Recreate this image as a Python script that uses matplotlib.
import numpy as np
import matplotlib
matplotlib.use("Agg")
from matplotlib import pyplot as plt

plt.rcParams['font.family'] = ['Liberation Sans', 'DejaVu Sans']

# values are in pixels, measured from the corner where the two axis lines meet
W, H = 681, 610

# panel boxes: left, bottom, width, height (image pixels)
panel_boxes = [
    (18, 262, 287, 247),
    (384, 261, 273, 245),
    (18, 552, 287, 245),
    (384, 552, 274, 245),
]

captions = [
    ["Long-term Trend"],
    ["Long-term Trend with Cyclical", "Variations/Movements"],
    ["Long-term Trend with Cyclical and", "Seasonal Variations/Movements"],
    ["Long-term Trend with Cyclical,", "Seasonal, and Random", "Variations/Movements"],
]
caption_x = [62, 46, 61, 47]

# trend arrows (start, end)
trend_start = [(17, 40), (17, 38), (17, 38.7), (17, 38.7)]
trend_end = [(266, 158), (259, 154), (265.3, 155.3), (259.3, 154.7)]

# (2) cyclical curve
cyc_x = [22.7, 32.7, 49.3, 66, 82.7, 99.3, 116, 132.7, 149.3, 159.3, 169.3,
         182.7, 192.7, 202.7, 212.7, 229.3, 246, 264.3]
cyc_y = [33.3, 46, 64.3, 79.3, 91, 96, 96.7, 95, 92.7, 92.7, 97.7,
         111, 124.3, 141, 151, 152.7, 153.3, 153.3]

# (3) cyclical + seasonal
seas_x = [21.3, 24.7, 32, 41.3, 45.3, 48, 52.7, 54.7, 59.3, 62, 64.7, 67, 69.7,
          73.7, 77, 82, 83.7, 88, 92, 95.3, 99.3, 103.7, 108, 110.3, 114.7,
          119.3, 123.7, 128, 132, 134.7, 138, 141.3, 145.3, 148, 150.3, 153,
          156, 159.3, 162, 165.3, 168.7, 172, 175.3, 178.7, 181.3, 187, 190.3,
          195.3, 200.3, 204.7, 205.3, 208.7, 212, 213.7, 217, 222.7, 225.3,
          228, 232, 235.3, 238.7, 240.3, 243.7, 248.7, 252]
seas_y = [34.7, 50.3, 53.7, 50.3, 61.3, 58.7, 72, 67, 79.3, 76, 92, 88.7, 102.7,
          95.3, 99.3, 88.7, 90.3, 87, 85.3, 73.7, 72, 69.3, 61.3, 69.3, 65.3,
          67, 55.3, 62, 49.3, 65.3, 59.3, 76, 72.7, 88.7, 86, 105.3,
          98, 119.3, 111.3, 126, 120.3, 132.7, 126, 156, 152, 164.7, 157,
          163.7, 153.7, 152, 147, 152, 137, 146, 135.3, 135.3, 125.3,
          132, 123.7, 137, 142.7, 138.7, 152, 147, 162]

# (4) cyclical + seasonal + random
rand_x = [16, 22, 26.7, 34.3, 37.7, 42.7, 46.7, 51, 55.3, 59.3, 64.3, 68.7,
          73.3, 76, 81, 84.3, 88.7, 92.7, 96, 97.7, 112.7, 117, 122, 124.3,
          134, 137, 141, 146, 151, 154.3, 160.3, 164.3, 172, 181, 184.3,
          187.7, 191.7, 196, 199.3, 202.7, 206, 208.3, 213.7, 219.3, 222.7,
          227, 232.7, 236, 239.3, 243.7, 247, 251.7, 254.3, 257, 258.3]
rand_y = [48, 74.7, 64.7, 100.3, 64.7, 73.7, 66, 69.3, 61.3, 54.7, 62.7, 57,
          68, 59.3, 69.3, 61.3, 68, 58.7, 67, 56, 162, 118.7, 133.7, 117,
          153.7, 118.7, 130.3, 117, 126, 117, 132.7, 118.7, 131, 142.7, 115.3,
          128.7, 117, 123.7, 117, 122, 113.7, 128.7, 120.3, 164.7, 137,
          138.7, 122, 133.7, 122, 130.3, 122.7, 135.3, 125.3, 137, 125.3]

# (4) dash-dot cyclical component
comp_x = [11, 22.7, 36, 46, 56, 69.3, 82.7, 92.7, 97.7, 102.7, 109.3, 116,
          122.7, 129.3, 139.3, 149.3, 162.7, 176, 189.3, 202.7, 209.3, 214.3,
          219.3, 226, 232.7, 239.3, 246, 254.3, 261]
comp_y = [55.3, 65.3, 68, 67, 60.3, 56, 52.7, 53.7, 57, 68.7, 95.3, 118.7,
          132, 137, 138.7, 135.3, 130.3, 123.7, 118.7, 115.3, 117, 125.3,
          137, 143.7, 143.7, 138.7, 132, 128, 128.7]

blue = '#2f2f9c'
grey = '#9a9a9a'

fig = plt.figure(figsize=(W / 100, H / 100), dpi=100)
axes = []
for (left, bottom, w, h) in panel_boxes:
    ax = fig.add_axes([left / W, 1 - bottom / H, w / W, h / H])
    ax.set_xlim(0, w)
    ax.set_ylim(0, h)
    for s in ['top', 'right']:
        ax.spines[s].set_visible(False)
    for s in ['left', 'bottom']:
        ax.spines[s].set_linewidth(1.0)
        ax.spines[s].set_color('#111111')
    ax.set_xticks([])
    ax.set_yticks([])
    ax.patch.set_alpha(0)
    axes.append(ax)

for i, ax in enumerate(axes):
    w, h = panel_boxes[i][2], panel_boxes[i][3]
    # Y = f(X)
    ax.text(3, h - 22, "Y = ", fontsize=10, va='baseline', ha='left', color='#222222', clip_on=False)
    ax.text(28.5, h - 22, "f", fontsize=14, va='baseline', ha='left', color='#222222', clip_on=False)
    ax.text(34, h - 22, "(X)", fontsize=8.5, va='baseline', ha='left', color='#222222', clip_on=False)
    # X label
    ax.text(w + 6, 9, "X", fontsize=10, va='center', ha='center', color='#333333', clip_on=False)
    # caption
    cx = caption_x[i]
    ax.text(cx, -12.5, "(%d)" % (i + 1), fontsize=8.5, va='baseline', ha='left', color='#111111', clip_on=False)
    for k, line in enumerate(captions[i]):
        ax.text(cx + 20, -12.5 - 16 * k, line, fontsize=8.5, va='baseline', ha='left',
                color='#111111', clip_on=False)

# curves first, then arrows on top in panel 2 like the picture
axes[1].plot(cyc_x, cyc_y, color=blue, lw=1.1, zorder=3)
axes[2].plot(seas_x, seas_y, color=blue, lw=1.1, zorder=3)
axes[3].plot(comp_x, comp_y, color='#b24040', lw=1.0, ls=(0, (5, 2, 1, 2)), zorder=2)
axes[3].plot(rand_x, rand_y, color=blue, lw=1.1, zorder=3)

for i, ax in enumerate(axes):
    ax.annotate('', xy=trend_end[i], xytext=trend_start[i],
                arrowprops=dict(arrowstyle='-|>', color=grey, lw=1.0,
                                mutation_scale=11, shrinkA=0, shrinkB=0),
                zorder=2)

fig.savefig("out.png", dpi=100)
==
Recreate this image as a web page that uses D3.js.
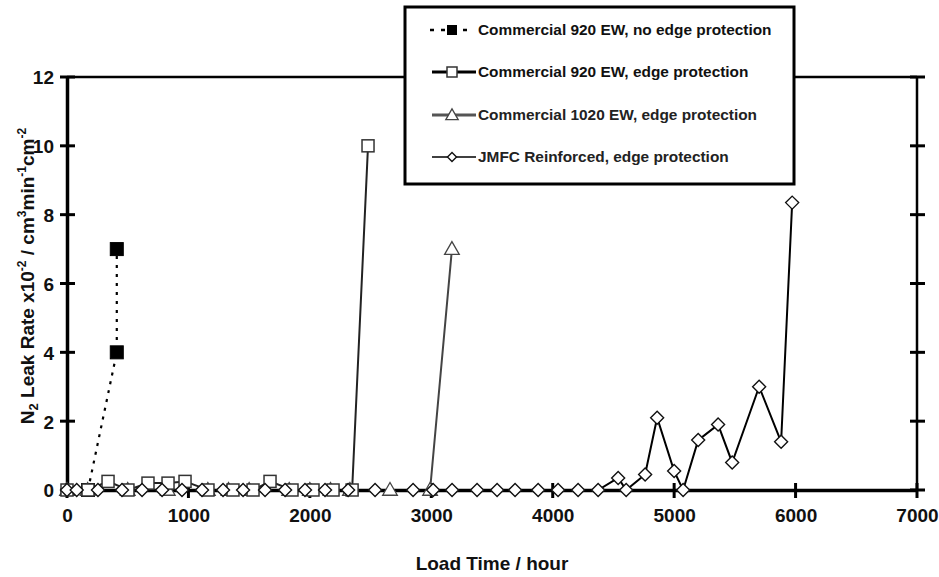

> _Problem requirements_: Lines of the material that contain the word "this" are to be gathered.

> _The solution_:
Recreate this image as a Python script that uses matplotlib.
Recreate this image as a web page that uses D3.js.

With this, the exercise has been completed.